Task directions: From the listing below, restate word for word the lines from the line containing "Reproduce this chart with matplotlib." down through the line containing "va='center', ha='right', **kw)". Exclude pictures.
[Start of Task material]
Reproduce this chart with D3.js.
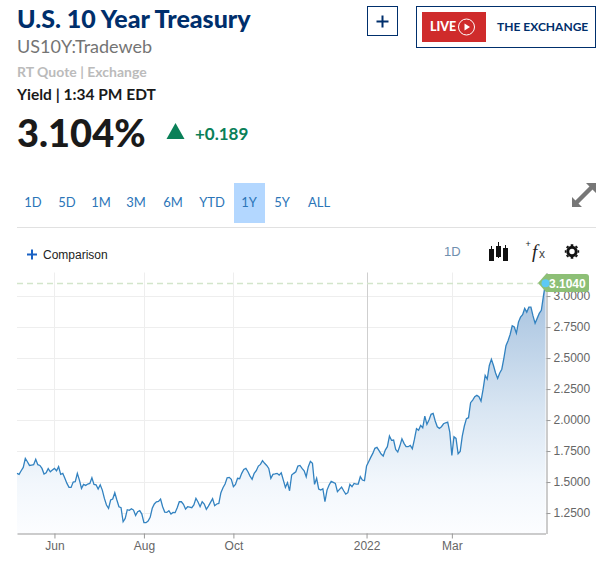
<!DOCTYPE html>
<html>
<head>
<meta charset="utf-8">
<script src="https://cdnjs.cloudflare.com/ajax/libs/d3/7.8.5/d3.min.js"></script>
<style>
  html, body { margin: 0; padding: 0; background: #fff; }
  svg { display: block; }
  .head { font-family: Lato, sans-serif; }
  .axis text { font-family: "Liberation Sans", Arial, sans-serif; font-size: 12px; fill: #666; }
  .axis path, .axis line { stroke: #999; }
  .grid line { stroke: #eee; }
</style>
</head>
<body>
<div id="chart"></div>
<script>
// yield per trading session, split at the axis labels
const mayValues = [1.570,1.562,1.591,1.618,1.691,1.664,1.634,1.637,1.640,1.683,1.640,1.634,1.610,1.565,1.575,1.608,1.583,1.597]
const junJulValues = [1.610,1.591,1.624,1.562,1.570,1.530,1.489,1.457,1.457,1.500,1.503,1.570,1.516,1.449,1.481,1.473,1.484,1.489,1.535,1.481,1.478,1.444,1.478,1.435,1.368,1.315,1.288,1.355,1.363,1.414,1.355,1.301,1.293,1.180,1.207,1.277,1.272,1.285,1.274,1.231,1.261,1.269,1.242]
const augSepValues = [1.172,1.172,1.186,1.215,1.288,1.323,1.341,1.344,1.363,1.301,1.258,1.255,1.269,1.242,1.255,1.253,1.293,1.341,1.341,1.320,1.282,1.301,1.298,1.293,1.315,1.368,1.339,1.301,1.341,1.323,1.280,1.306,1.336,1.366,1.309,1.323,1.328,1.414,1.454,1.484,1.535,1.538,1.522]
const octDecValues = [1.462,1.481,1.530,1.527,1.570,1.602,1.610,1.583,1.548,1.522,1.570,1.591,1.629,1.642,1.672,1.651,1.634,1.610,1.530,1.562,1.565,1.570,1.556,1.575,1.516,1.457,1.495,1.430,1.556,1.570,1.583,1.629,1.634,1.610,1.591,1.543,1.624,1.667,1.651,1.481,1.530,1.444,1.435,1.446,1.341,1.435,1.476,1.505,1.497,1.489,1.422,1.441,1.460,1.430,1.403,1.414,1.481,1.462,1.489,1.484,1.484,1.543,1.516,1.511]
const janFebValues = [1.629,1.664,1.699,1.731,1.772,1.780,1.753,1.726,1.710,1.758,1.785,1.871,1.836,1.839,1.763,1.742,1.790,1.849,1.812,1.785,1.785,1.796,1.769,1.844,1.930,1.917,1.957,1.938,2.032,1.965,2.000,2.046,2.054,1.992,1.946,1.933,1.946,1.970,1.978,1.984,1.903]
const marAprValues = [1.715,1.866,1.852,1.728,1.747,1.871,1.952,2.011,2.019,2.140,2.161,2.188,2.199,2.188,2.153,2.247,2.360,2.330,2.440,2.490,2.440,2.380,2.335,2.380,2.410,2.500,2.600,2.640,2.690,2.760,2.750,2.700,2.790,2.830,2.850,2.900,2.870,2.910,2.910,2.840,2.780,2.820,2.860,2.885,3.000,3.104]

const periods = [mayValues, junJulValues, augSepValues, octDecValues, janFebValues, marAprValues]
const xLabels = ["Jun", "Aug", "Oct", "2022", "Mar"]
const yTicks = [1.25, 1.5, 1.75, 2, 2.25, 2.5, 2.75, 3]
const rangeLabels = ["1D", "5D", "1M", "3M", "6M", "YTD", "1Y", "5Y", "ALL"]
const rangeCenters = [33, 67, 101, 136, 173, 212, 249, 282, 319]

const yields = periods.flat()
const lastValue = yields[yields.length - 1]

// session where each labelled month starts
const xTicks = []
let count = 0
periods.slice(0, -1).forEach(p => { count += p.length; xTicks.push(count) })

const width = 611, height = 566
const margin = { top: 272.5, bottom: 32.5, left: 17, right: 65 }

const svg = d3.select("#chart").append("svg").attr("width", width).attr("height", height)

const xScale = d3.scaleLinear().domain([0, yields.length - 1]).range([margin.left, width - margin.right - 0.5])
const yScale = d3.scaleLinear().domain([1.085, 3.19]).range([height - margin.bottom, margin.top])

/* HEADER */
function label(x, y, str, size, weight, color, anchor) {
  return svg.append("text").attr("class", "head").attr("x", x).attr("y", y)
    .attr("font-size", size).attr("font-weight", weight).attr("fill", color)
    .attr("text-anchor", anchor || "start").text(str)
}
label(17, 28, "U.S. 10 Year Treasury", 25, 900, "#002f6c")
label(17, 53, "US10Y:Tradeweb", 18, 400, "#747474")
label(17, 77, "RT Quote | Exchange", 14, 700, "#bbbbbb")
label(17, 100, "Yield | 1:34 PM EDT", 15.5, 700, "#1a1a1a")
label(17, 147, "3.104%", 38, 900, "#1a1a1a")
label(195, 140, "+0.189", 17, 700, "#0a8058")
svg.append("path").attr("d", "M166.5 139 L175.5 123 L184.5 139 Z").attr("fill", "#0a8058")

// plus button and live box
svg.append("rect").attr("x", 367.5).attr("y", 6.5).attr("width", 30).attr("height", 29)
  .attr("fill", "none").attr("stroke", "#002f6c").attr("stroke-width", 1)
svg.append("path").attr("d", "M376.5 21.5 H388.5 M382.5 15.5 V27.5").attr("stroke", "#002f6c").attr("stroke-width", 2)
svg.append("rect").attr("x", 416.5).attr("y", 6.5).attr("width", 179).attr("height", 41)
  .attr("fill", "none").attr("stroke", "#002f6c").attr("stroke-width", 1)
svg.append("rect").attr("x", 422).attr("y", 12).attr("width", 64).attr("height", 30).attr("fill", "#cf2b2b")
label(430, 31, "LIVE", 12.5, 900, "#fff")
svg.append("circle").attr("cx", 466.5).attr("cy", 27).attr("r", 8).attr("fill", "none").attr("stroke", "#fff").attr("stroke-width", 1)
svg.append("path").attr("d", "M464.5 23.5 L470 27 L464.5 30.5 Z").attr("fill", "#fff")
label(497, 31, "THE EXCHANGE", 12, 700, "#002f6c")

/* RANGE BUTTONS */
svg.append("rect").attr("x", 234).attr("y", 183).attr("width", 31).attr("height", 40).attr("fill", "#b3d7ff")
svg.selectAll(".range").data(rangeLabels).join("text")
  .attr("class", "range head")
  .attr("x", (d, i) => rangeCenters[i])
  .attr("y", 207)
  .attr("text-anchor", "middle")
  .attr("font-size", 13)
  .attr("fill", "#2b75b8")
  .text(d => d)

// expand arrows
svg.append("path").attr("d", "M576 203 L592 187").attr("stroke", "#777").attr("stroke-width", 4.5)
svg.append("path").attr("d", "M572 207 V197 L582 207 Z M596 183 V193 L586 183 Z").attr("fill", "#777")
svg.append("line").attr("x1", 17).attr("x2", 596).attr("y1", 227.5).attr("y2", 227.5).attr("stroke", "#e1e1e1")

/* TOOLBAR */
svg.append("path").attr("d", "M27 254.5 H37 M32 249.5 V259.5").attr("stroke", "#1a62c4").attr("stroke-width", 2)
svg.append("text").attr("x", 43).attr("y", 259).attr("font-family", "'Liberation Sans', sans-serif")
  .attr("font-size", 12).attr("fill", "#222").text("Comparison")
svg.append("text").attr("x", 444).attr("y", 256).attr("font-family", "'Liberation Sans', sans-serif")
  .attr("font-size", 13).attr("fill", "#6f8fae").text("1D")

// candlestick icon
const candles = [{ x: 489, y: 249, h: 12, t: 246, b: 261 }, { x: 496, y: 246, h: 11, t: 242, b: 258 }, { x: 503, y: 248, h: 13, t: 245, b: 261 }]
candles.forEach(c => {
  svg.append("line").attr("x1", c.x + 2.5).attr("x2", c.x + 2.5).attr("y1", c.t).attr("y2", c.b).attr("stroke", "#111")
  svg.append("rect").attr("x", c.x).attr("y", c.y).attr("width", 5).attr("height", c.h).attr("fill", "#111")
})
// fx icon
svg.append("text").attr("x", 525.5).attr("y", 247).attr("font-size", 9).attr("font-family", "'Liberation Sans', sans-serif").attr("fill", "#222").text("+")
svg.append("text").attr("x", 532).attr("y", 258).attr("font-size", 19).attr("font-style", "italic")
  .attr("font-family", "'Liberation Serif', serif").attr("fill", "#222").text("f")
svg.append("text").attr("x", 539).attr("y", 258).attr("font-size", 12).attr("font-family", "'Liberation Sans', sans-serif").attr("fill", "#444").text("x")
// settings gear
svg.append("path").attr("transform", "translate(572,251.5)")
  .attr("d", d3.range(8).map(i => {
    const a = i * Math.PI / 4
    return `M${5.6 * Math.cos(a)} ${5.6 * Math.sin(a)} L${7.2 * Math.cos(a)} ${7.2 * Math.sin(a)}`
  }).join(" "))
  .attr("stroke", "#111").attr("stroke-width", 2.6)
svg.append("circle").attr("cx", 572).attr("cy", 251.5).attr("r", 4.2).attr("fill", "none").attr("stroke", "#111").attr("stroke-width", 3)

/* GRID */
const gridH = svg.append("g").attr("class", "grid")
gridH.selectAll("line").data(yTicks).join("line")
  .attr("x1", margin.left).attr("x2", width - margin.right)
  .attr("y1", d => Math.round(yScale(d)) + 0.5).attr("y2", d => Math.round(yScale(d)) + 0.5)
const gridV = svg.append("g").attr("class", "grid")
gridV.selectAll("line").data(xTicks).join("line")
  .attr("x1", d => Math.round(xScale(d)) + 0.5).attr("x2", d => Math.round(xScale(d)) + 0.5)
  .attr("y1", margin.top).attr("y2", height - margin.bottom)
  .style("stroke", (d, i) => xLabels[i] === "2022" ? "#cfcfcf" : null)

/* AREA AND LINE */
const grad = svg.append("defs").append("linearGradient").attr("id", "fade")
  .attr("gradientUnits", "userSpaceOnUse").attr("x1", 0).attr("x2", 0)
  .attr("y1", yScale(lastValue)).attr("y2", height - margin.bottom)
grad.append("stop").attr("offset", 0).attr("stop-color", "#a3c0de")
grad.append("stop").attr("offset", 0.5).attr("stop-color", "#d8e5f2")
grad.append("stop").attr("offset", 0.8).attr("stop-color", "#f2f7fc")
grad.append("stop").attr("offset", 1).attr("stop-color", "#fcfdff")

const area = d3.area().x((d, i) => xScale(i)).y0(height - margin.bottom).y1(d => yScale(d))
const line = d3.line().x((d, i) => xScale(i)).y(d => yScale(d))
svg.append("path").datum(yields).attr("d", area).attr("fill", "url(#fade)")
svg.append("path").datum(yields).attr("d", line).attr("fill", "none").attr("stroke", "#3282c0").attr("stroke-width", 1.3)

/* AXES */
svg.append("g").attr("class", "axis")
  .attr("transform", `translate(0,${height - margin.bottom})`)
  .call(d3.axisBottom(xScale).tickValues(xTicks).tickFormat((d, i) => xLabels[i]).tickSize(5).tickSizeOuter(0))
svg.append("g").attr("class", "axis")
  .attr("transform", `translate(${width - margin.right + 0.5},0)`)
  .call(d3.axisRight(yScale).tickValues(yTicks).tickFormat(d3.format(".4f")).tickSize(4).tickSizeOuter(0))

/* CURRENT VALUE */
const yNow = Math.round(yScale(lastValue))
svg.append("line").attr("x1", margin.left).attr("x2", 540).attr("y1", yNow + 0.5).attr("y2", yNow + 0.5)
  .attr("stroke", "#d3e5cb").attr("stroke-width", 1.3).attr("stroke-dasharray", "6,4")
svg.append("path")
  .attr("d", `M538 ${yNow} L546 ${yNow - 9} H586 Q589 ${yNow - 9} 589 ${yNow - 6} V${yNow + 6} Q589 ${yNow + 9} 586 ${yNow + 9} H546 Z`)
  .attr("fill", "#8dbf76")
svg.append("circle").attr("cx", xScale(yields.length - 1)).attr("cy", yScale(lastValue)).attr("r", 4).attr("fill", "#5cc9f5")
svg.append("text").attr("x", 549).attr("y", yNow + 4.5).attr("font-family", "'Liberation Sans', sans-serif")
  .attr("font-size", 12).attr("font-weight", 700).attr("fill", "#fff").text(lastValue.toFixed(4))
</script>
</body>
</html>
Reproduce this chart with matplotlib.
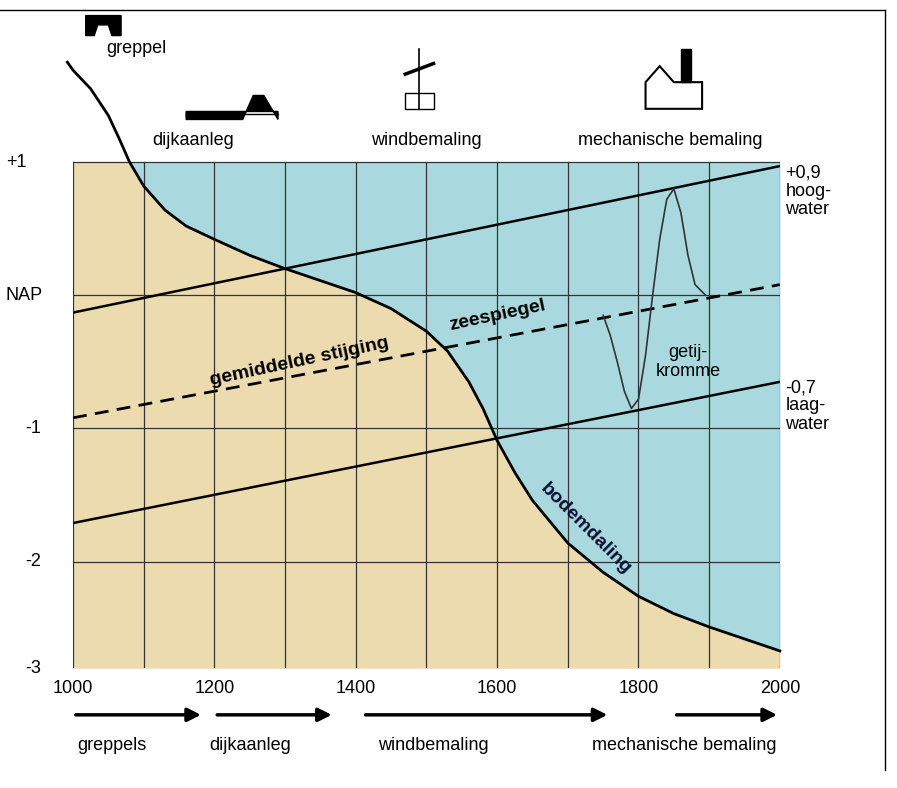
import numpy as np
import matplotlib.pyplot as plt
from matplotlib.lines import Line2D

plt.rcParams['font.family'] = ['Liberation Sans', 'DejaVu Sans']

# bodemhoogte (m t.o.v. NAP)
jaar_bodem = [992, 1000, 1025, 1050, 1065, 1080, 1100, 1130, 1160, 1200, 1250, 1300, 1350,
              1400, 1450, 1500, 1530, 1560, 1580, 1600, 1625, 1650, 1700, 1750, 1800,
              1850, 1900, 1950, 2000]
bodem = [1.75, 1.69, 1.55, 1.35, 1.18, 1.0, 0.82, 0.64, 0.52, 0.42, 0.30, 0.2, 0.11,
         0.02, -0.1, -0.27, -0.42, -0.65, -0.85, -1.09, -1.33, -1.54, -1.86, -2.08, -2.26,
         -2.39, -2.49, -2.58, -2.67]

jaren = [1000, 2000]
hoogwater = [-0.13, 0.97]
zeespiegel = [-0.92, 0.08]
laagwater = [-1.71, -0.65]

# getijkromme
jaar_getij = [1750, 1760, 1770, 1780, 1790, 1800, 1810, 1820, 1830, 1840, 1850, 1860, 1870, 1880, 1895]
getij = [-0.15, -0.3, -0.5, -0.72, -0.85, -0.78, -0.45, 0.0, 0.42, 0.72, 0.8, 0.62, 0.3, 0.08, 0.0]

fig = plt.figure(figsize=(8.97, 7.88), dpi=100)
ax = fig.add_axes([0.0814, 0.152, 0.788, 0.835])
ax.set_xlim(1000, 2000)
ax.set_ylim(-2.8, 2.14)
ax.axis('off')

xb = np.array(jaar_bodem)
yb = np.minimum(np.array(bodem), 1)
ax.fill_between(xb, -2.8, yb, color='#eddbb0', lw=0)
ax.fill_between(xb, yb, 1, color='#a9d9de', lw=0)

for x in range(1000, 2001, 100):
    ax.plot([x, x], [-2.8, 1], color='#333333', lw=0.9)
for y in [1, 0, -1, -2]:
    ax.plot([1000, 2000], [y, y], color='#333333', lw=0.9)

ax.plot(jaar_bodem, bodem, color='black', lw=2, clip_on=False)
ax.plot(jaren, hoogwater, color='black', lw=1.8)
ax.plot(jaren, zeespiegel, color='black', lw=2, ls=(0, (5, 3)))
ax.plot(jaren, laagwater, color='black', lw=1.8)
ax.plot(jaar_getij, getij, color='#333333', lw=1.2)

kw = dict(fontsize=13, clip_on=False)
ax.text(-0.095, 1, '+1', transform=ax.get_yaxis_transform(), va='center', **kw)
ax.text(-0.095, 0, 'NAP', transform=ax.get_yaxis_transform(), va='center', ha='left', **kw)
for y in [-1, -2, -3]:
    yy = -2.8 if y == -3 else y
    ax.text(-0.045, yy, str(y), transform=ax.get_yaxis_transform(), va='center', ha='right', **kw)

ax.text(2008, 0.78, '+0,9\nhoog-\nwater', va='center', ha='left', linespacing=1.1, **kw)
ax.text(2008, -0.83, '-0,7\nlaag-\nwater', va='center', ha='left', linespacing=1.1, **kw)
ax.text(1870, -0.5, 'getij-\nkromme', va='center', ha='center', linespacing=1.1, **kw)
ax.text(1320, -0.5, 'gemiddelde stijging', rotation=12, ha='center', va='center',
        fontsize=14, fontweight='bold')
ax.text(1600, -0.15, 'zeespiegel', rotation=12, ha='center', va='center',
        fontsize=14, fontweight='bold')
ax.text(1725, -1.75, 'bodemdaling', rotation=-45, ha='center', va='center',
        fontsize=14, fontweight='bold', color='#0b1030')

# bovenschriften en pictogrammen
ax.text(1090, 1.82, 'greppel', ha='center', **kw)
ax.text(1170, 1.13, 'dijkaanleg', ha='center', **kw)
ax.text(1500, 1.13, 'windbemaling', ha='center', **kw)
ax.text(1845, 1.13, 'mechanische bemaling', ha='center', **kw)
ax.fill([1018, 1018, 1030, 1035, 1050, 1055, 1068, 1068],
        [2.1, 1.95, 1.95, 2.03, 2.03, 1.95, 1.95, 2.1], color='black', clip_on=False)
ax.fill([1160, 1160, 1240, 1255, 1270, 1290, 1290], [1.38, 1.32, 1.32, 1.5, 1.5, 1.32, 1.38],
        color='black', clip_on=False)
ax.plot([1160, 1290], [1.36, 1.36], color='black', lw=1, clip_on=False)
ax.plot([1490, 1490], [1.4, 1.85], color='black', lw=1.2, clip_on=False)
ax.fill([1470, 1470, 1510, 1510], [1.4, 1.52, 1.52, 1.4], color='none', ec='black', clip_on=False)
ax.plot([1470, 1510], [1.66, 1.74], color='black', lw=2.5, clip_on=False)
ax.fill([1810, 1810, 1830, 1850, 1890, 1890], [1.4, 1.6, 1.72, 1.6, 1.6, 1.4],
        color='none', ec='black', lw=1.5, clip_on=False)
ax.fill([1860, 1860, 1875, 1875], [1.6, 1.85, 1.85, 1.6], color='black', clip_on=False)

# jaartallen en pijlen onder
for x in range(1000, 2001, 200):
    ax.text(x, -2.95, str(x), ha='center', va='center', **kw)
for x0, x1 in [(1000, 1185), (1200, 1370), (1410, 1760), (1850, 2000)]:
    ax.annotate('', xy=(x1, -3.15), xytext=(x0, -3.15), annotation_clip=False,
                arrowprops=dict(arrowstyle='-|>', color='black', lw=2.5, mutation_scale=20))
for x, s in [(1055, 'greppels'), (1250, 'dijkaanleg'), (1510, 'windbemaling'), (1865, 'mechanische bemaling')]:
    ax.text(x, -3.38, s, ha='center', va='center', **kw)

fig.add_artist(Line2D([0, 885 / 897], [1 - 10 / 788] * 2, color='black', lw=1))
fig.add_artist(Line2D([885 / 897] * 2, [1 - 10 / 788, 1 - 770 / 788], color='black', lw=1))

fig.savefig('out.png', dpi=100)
[End of Task material]
Solution to this problem:
Reproduce this chart with matplotlib.
import numpy as np
import matplotlib.pyplot as plt
from matplotlib.lines import Line2D

plt.rcParams['font.family'] = ['Liberation Sans', 'DejaVu Sans']

# bodemhoogte (m t.o.v. NAP)
jaar_bodem = [992, 1000, 1025, 1050, 1065, 1080, 1100, 1130, 1160, 1200, 1250, 1300, 1350,
              1400, 1450, 1500, 1530, 1560, 1580, 1600, 1625, 1650, 1700, 1750, 1800,
              1850, 1900, 1950, 2000]
bodem = [1.75, 1.69, 1.55, 1.35, 1.18, 1.0, 0.82, 0.64, 0.52, 0.42, 0.30, 0.2, 0.11,
         0.02, -0.1, -0.27, -0.42, -0.65, -0.85, -1.09, -1.33, -1.54, -1.86, -2.08, -2.26,
         -2.39, -2.49, -2.58, -2.67]

jaren = [1000, 2000]
hoogwater = [-0.13, 0.97]
zeespiegel = [-0.92, 0.08]
laagwater = [-1.71, -0.65]

# getijkromme
jaar_getij = [1750, 1760, 1770, 1780, 1790, 1800, 1810, 1820, 1830, 1840, 1850, 1860, 1870, 1880, 1895]
getij = [-0.15, -0.3, -0.5, -0.72, -0.85, -0.78, -0.45, 0.0, 0.42, 0.72, 0.8, 0.62, 0.3, 0.08, 0.0]

fig = plt.figure(figsize=(8.97, 7.88), dpi=100)
ax = fig.add_axes([0.0814, 0.152, 0.788, 0.835])
ax.set_xlim(1000, 2000)
ax.set_ylim(-2.8, 2.14)
ax.axis('off')

xb = np.array(jaar_bodem)
yb = np.minimum(np.array(bodem), 1)
ax.fill_between(xb, -2.8, yb, color='#eddbb0', lw=0)
ax.fill_between(xb, yb, 1, color='#a9d9de', lw=0)

for x in range(1000, 2001, 100):
    ax.plot([x, x], [-2.8, 1], color='#333333', lw=0.9)
for y in [1, 0, -1, -2]:
    ax.plot([1000, 2000], [y, y], color='#333333', lw=0.9)

ax.plot(jaar_bodem, bodem, color='black', lw=2, clip_on=False)
ax.plot(jaren, hoogwater, color='black', lw=1.8)
ax.plot(jaren, zeespiegel, color='black', lw=2, ls=(0, (5, 3)))
ax.plot(jaren, laagwater, color='black', lw=1.8)
ax.plot(jaar_getij, getij, color='#333333', lw=1.2)

kw = dict(fontsize=13, clip_on=False)
ax.text(-0.095, 1, '+1', transform=ax.get_yaxis_transform(), va='center', **kw)
ax.text(-0.095, 0, 'NAP', transform=ax.get_yaxis_transform(), va='center', ha='left', **kw)
for y in [-1, -2, -3]:
    yy = -2.8 if y == -3 else y
    ax.text(-0.045, yy, str(y), transform=ax.get_yaxis_transform(), va='center', ha='right', **kw)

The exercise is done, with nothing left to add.